Fees labeled as origination charges, appraisal fees, notary costs, or title insurance are not deductible as mortgage interest, even if they appear on the same closing statement as your points.
The effective-rate formula gives you a snapshot, but the actual tax savings change every year because of how mortgage amortization works. In the early years of a 30-year loan, the vast majority of each payment goes toward interest. On a $400,000 mortgage at 6.5%, more than $2,100 of your first monthly payment is interest and barely $400 goes to principal. That heavy interest load generates a large deduction.
As the loan matures, the ratio flips. By year 20, you’re paying far more principal than interest each month, and the deductible portion of your payment has shrunk considerably. Your effective rate in year one might be 4.94% in the 24% bracket, but by the final decade of the loan, you may not even have enough total itemized deductions to clear the standard deduction threshold. At that point, the tax benefit disappears entirely and your effective rate is just your nominal rate.
This trajectory matters for decision-making. Homeowners who plan to stay in a home for only five to seven years capture the most tax benefit per dollar because they’re in the interest-heavy early years. Someone weighing whether to make extra principal payments should recognize that accelerating payoff also accelerates the point at which the deduction stops being useful.
If your state has an income tax and allows a mortgage interest deduction, you get a second layer of savings. The adjusted formula becomes: Effective Rate = Nominal Rate × (1 − Combined Marginal Rate). Your combined rate is your federal marginal rate plus your state marginal rate.
A homeowner in the 24% federal bracket with a 6% state rate has a combined rate of 30%. On a 6.5% mortgage, the effective rate drops to 6.5% × 0.70 = 4.55%, compared to 4.94% using the federal rate alone.
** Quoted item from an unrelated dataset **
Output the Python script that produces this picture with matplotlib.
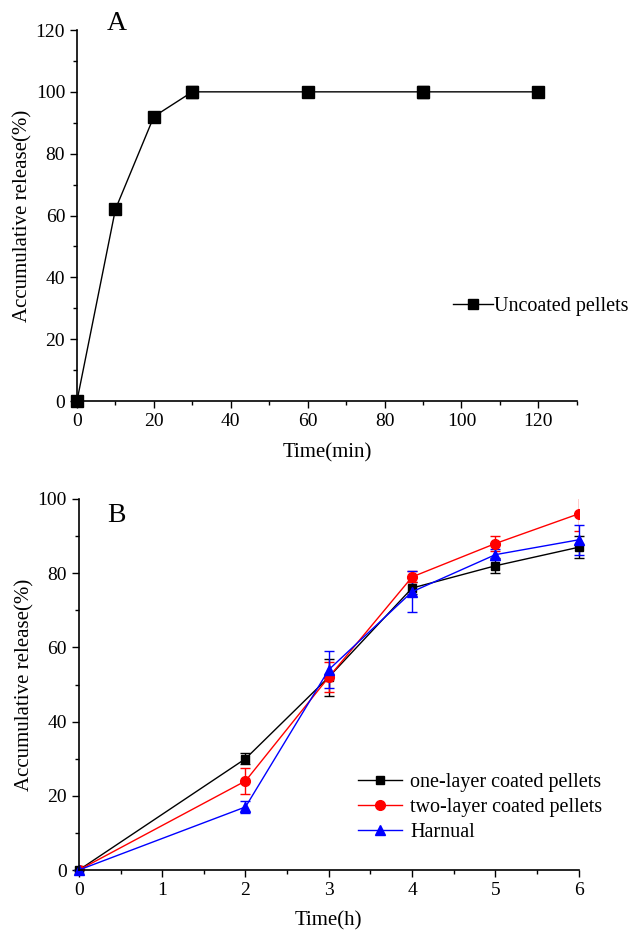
import matplotlib
matplotlib.use("Agg")
import matplotlib.pyplot as plt
from matplotlib.ticker import MultipleLocator
from matplotlib.lines import Line2D

plt.rcParams['font.family'] = ['Liberation Serif', 'DejaVu Serif']

# Panel A data
tA = [0, 10, 20, 30, 60, 90, 120]
relA = [0, 62, 92, 100, 100, 100, 100]
errA = [0, 0, 0, 2, 0, 2, 0]

# Panel B data
tB = [0, 2, 3, 4, 5, 6]
one_layer = [0, 30, 52, 76, 82, 87]
one_err = [0, 1.5, 5, 1.5, 2, 3]
two_layer = [0, 24, 52, 79, 88, 96]
two_err = [0, 3.5, 4, 1.5, 2, 4.5]
harnual = [0, 17, 54, 75, 85, 89]
harn_err = [0, 1.5, 5, 5.5, 1.5, 4]

fig = plt.figure(figsize=(6.36, 9.32), dpi=100)

def style(ax):
    for s in ['top', 'right']:
        ax.spines[s].set_visible(False)
    for s in ['left', 'bottom']:
        ax.spines[s].set_linewidth(1.2)
    ax.tick_params(which='major', direction='out', length=5, width=1, labelsize=14)
    ax.tick_params(which='minor', direction='out', length=3, width=1)

axA = fig.add_axes([0.121, 0.5697, 0.786, 0.3981])
axA.errorbar(tA, relA, yerr=errA, color='black', marker='s', markersize=8,
             linewidth=1, capsize=4, elinewidth=1, clip_on=False)
axA.set_xlim(0, 130)
axA.set_ylim(0, 120)
axA.xaxis.set_major_locator(MultipleLocator(20))
axA.xaxis.set_minor_locator(MultipleLocator(10))
axA.yaxis.set_major_locator(MultipleLocator(20))
axA.yaxis.set_minor_locator(MultipleLocator(10))
style(axA)
axA.set_xlabel('Time(min)', fontsize=15, labelpad=10)
axA.set_ylabel('Accumulative release(%)', fontsize=15, labelpad=2)
axA.text(0.08, 0.985, 'A', transform=axA.transAxes, fontsize=20, ha='center', va='bottom')
hA = [Line2D([], [], color='black', marker='s', markersize=7, linewidth=1)]
axA.legend(hA, ['Uncoated pellets'], loc='center left', bbox_to_anchor=(0.752, 0.256),
           frameon=False, fontsize=14.5, handlelength=2.0, handletextpad=0.05,
           borderpad=0, borderaxespad=0)

axB = fig.add_axes([0.124, 0.0665, 0.786, 0.3981])
axB.errorbar(tB, one_layer, yerr=one_err, color='black', marker='s', markersize=6,
             linewidth=1, capsize=3.5, elinewidth=1, clip_on=False)
axB.errorbar(tB, two_layer, yerr=two_err, color='red', marker='o', markersize=7,
             linewidth=1, capsize=3.5, elinewidth=1, clip_on=True)
axB.errorbar(tB, harnual, yerr=harn_err, color='blue', marker='^', markersize=7,
             linewidth=1, capsize=3.5, elinewidth=1, clip_on=False)
axB.set_xlim(0, 6)
axB.set_ylim(0, 100)
axB.xaxis.set_major_locator(MultipleLocator(1))
axB.xaxis.set_minor_locator(MultipleLocator(0.5))
axB.yaxis.set_major_locator(MultipleLocator(20))
axB.yaxis.set_minor_locator(MultipleLocator(10))
style(axB)
axB.set_xlabel('Time(h)', fontsize=15, labelpad=9)
axB.set_ylabel('Accumulative release(%)', fontsize=15, labelpad=2)
axB.text(0.075, 0.99, 'B', transform=axB.transAxes, fontsize=20, ha='center', va='top')
hB = [Line2D([], [], color='black', marker='s', markersize=6, linewidth=1),
      Line2D([], [], color='red', marker='o', markersize=7, linewidth=1),
      Line2D([], [], color='blue', marker='^', markersize=7, linewidth=1)]
axB.legend(hB, ['one-layer coated pellets', 'two-layer coated pellets', 'Harnual'],
           loc='lower left', bbox_to_anchor=(0.558, 0.075), frameon=False,
           fontsize=14.5, handlelength=2.2, handletextpad=0.4, labelspacing=0.3,
           borderpad=0, borderaxespad=0)

fig.savefig('out.png', dpi=100)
That extra 0.39 percentage points adds up to real money over the life of a loan.
Not every state offers this. A handful of states have no income tax at all, and some states that do tax income don’t allow mortgage interest as a deduction. Check your state’s rules before building the state rate into your calculation. Also keep in mind the federal cap on state and local tax deductions, which was raised to $40,400 for 2026. If your total state and local taxes already hit that ceiling, additional mortgage interest deducted on your state return won’t produce any extra federal savings.
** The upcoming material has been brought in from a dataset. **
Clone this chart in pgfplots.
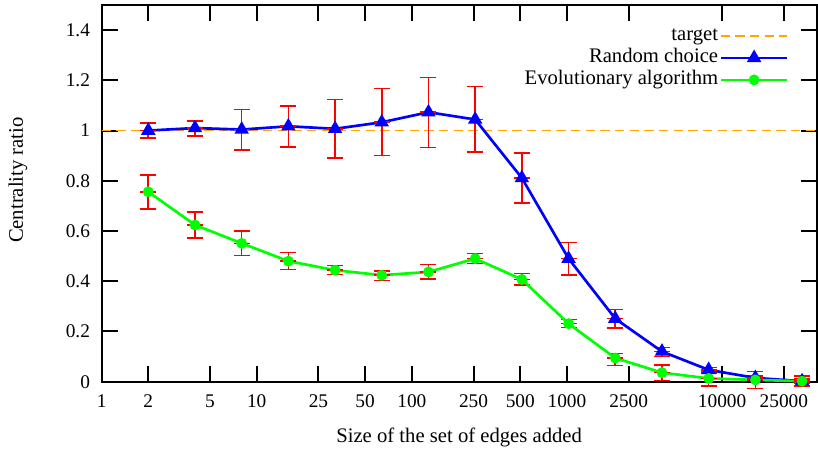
\documentclass[border=0pt]{standalone}
\usepackage{fontspec}
\setmainfont{Liberation Serif}
\usepackage{pgfplots}
\usepackage{pgfplotstable}
\pgfplotsset{compat=1.18}
\definecolor{targetorange}{RGB}{255,165,0}

% x = set size, y = centrality ratio, ep/em = error bar plus/minus
\pgfplotstableread{
x     y      ep     em
2     1.000  0.030  0.030
4     1.010  0.028  0.031
8     1.004  0.080  0.081
16    1.017  0.081  0.082
32    1.007  0.117  0.116
64    1.033  0.134  0.133
128   1.073  0.138  0.141
256   1.044  0.132  0.130
512   0.811  0.099  0.099
1024  0.490  0.064  0.066
2048  0.251  0.036  0.037
4096  0.120  0.016  0.020
8192  0.047  0.009  0.013
16384 0.015  0.008  0.008
32768 0.002  0.008  0.008
}\randomdata

\pgfplotstableread{
x     y      ep     em
2     0.756  0.068  0.069
4     0.624  0.052  0.053
8     0.551  0.048  0.049
16    0.480  0.034  0.033
32    0.444  0.018  0.018
64    0.424  0.017  0.021
128   0.437  0.029  0.029
256   0.490  0.020  0.020
512   0.407  0.024  0.022
1024  0.231  0.016  0.016
2048  0.094  0.018  0.030
4096  0.036  0.031  0.032
8192  0.013  0.030  0.030
16384 0.007  0.033  0.034
32768 0.002  0.020  0.020
}\evodata

\pgfplotsset{
    errstyle/.style={red, line width=1.2pt, only marks, mark=-, mark size=6pt,
        mark options={red, line width=1.2pt}, forget plot,
        error bars/.cd, y dir=both, y explicit,
        error bar style={red, line width=1.2pt},
        error mark options={red, rotate=90, mark size=6pt, line width=1.2pt}},
}

\begin{document}
\begin{tikzpicture}[font=\fontsize{15.5}{18}\selectfont]
\begin{axis}[
    scale only axis,
    width=536.3pt, height=282.5pt,
    xmode=log, log basis x=2,
    xmin=1, xmax=40700,
    ymin=0, ymax=1.5,
    xtick={1,2,5,10,25,50,100,250,500,1000,2500,10000,25000},
    xticklabels={1,2,5,10,25,50,100,250,500,1000,2500,10000,25000},
    ytick={0,0.2,0.4,0.6,0.8,1,1.2,1.4},
    xminorticks=false, yminorticks=false,
    tick align=inside,
    major tick length=12pt,
    axis line style={line width=1.5pt},
    tick style={line width=1.5pt, black},
    /pgf/number format/assume math mode=true,
    tick label style={font=\fontsize{14.5}{17}\selectfont},
    yticklabel style={xshift=-5.2pt},
    xticklabel style={yshift=-6.5pt},
    xlabel={Size of the set of edges added},
    ylabel={Centrality ratio},
    xlabel style={at={(axis description cs:0.5,-0.147)}, anchor=center},
    ylabel style={at={(axis description cs:-0.117,0.535)}, anchor=center},
    clip=false,
    legend style={at={(rel axis cs:0.967,0.955)}, anchor=north east,
        draw=none, fill=none, row sep=0pt,
        nodes={inner sep=1pt, text height=11pt, text depth=3.5pt}},
    legend cell align=right,
    legend plot pos=right,
    legend image code/.code={%
        \draw[mark repeat=2, mark phase=2, #1]
        plot coordinates {(0pt,0pt) (25pt,0pt) (50pt,0pt)};},
]

\addplot[targetorange, line width=1pt, dash pattern=on 7pt off 4pt]
    coordinates {(1,1) (40700,1)};
\addlegendentry{target\hspace{8pt}}

\addplot[errstyle]
    table[x=x, y=y, y error plus=ep, y error minus=em] {\randomdata};
\addplot[errstyle]
    table[x=x, y=y, y error plus=ep, y error minus=em] {\evodata};

\addplot[blue, line width=2pt, mark=triangle*, mark size=4.3pt, mark options={solid}]
    table[x=x, y=y] {\randomdata};
\addlegendentry{Random choice\hspace{8pt}}

\addplot[green, line width=2pt, mark=*, mark size=3pt, mark options={solid}]
    table[x=x, y=y] {\evodata};
\addlegendentry{Evolutionary algorithm\hspace{8pt}}

\end{axis}
\pgfresetboundingbox
\path ([shift={(-76.2pt,-51.2pt)}]current axis.south west)
    rectangle ([shift={(1pt,3.75pt)}]current axis.north east);
\end{tikzpicture}
\end{document}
Once you know your after-tax borrowing cost, you can make smarter choices about where to put extra cash. If your effective mortgage rate is 4.56% and a broad stock index has historically returned 7–10% annually, putting spare funds into retirement accounts may produce more long-term wealth than prepaying the mortgage. The gap between your effective rate and your expected investment return is the real comparison, not the nominal rate on the loan.
The same logic applies to refinancing. If you’re considering a refinance, calculate the effective rate on both your current loan and the proposed new one. A refinance that drops your nominal rate by half a percentage point might save less than you think after accounting for closing costs and the fact that you’re restarting the amortization clock in those interest-heavy early years. Divide total closing costs by your monthly after-tax savings to find the break-even point in months. If you’re likely to move before that point, the refinance costs more than it saves.
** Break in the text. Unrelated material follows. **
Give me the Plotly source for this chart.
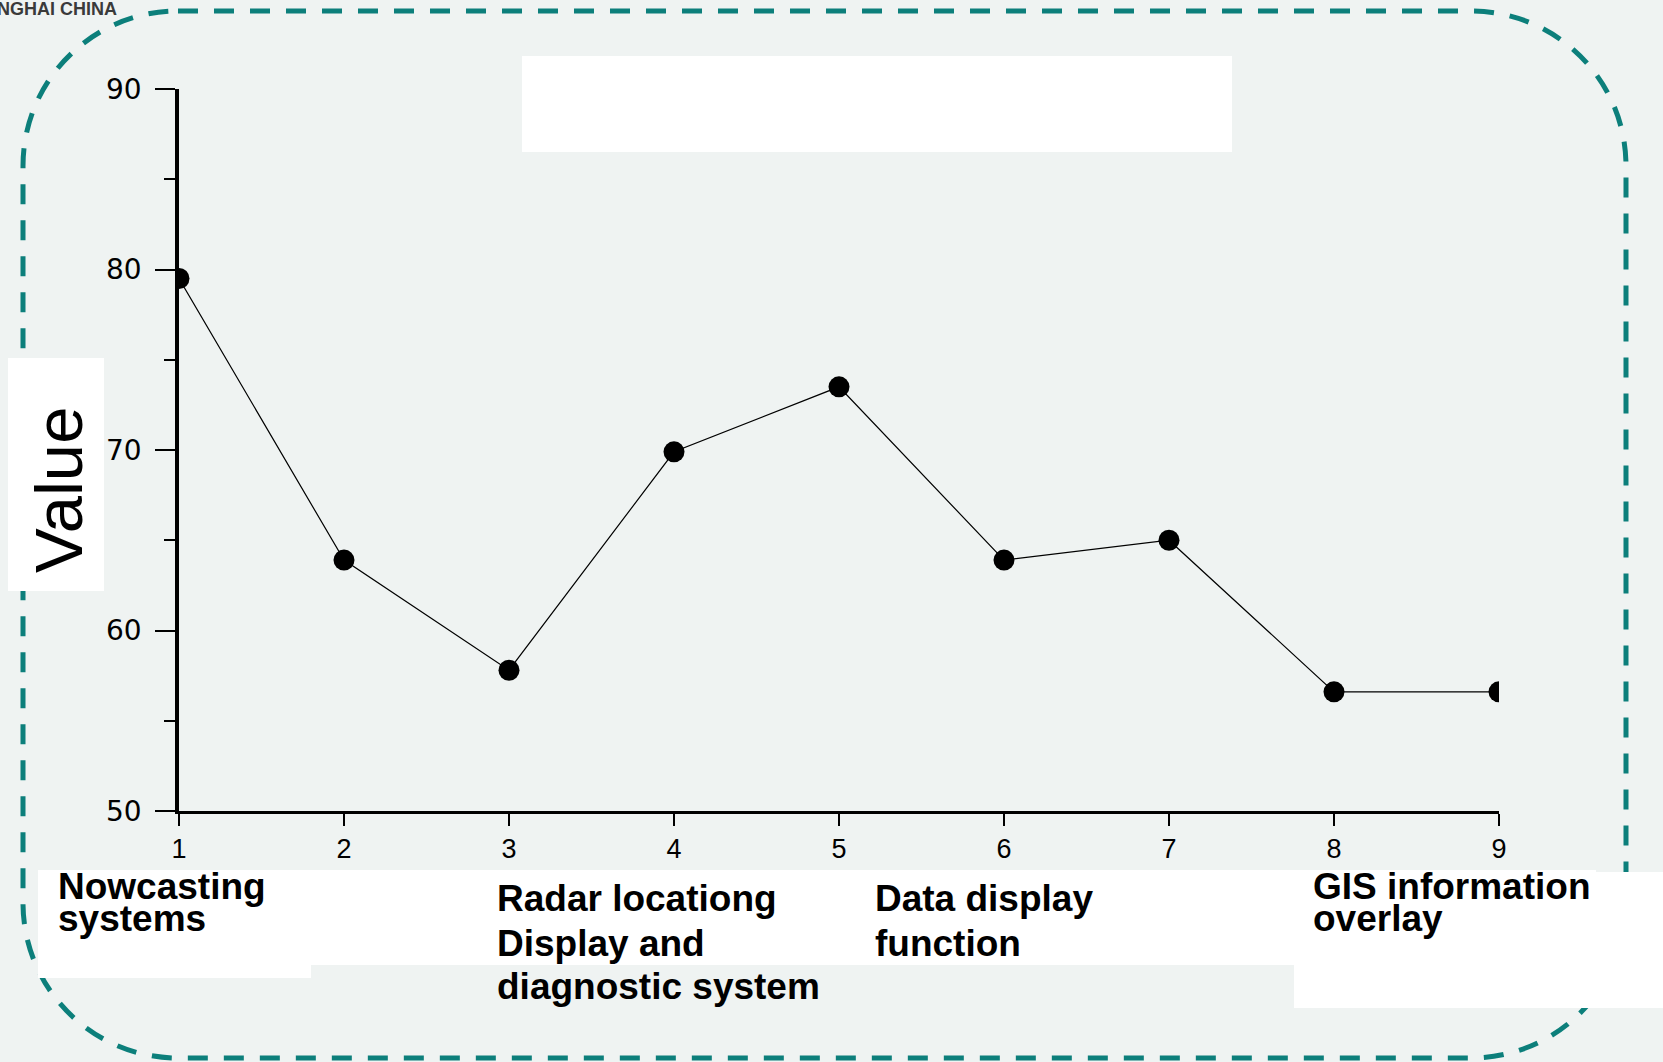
import plotly.graph_objects as go

# Scores per module (x = module index 1..9)
module_index = [1, 2, 3, 4, 5, 6, 7, 8, 9]
module_value = [79.5, 63.9, 57.8, 69.9, 73.5, 63.9, 65.0, 56.6, 56.6]

x_tick_values = [1, 2, 3, 4, 5, 6, 7, 8, 9]
y_tick_values = [50, 60, 70, 80, 90]

# Category captions placed under the axis (one entry per text line)
caption_lines = [
    "Nowcasting", "systems",
    "Radar locationg", "Display and", "diagnostic system",
    "Data display", "function",
    "GIS information", "overlay",
]
axis_title = "Value"
brand_text = "SHANGHAI CHINA"

# ---- page geometry (pixels) ----
FIG_W, FIG_H = 1663, 1062
PL, PR, PT, PB = 179, 1499, 89, 811          # plot-area edges
PW, PH = PR - PL, PB - PT
BG = "#eff3f2"
TEAL = "#0c7f7b"


def px(xp):
    return (xp - PL) / PW


def py(yp):
    return (PB - yp) / PH


def rounded_rect_path(x0, y0, x1, y1, r):
    k = 0.5523 * r
    pts = [
        ("M", [(x0 + r, y0)]),
        ("L", [(x1 - r, y0)]),
        ("C", [(x1 - r + k, y0), (x1, y0 + r - k), (x1, y0 + r)]),
        ("L", [(x1, y1 - r)]),
        ("C", [(x1, y1 - r + k), (x1 - r + k, y1), (x1 - r, y1)]),
        ("L", [(x0 + r, y1)]),
        ("C", [(x0 + r - k, y1), (x0, y1 - r + k), (x0, y1 - r)]),
        ("L", [(x0, y0 + r)]),
        ("C", [(x0, y0 + r - k), (x0 + r - k, y0), (x0 + r, y0)]),
    ]
    parts = []
    for cmd, coords in pts:
        parts.append(cmd + " ".join(f"{px(a):.5f},{py(b):.5f}" for a, b in coords))
    return " ".join(parts) + " Z"


fig = go.Figure()

fig.add_trace(go.Scatter(
    x=module_index,
    y=module_value,
    mode="lines+markers",
    line=dict(color="black", width=1.2),
    marker=dict(symbol="circle", size=21, color="black"),
    showlegend=False,
    hoverinfo="x+y",
))

shapes = [
    # dashed rounded frame
    dict(type="path", xref="paper", yref="paper",
         path=rounded_rect_path(23, 11, 1626, 1058, 155),
         line=dict(color=TEAL, width=5, dash="20px,16px"),
         fillcolor="rgba(0,0,0,0)", layer="below"),
]

# white panels
white_boxes = [
    (522, 56, 1232, 152),
    (8, 358, 104, 591),
    (38, 870, 1596, 965),
    (38, 870, 311, 978),
    (1294, 872, 1663, 1008),
]
for (x0, y0, x1, y1) in white_boxes:
    shapes.append(dict(type="rect", xref="paper", yref="paper",
                       x0=px(x0), x1=px(x1), y0=py(y1), y1=py(y0),
                       line=dict(width=0), fillcolor="white", layer="below"))

# caption placement: (left x, centre y) in pixels for each caption line
caption_pos = [
    (56, 887), (56, 918),
    (495, 898), (495, 943), (495, 987),
    (873, 898), (873, 943),
    (1311, 887), (1311, 918),
]
annotations = []
for text, (xl, yc) in zip(caption_lines, caption_pos):
    annotations.append(dict(
        text=text, xref="paper", yref="paper", x=px(xl), y=py(yc),
        xanchor="left", yanchor="middle", showarrow=False,
        font=dict(family="Liberation Sans, Arial, sans-serif", size=37,
                  color="black", weight="bold"),
    ))

annotations.append(dict(
    text=axis_title, xref="paper", yref="paper", x=px(58), y=py(490),
    xanchor="center", yanchor="middle", textangle=-90, showarrow=False,
    font=dict(family="Liberation Sans, Arial, sans-serif", size=67, color="black"),
))

annotations.append(dict(
    text=brand_text, xref="paper", yref="paper", x=px(119), y=py(9),
    xanchor="right", yanchor="middle", showarrow=False,
    font=dict(family="Liberation Sans, Arial, sans-serif",
              size=18, color="#3a3a3a", weight="bold"),
))

fig.update_layout(
    width=FIG_W, height=FIG_H,
    margin=dict(l=PL, r=FIG_W - PR, t=PT, b=FIG_H - PB, autoexpand=False),
    paper_bgcolor=BG, plot_bgcolor=BG,
    shapes=shapes,
    annotations=annotations,
    xaxis=dict(
        range=[1, 9], tickvals=x_tick_values, showgrid=False, zeroline=False,
        showline=True, linecolor="black", linewidth=2.5,
        ticks="outside", ticklen=12, tickwidth=2, tickcolor="black",
        ticklabelstandoff=0,
        tickfont=dict(family="Liberation Sans, Arial, sans-serif", size=27, color="black"),
    ),
    yaxis=dict(
        range=[50, 90], tickvals=y_tick_values, showgrid=False, zeroline=False,
        showline=True, linecolor="black", linewidth=3.5,
        ticks="outside", ticklen=20, tickwidth=2, tickcolor="black",
        ticklabelstandoff=8,
        minor=dict(dtick=5, ticks="outside", ticklen=11, tickwidth=2,
                   tickcolor="black", showgrid=False),
        tickfont=dict(family="DejaVu Sans, sans-serif", size=28, color="black"),
    ),
)

fig.write_html("out.html")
The effective rate also helps frame the value of extra principal payments. Every dollar of extra principal you pay “earns” a guaranteed return equal to your effective rate by eliminating future interest. An effective rate of 4.56% means extra payments earn a risk-free 4.56% return. Whether that beats your alternatives depends on your risk tolerance, your other debt, and how far you are into the loan’s amortization schedule.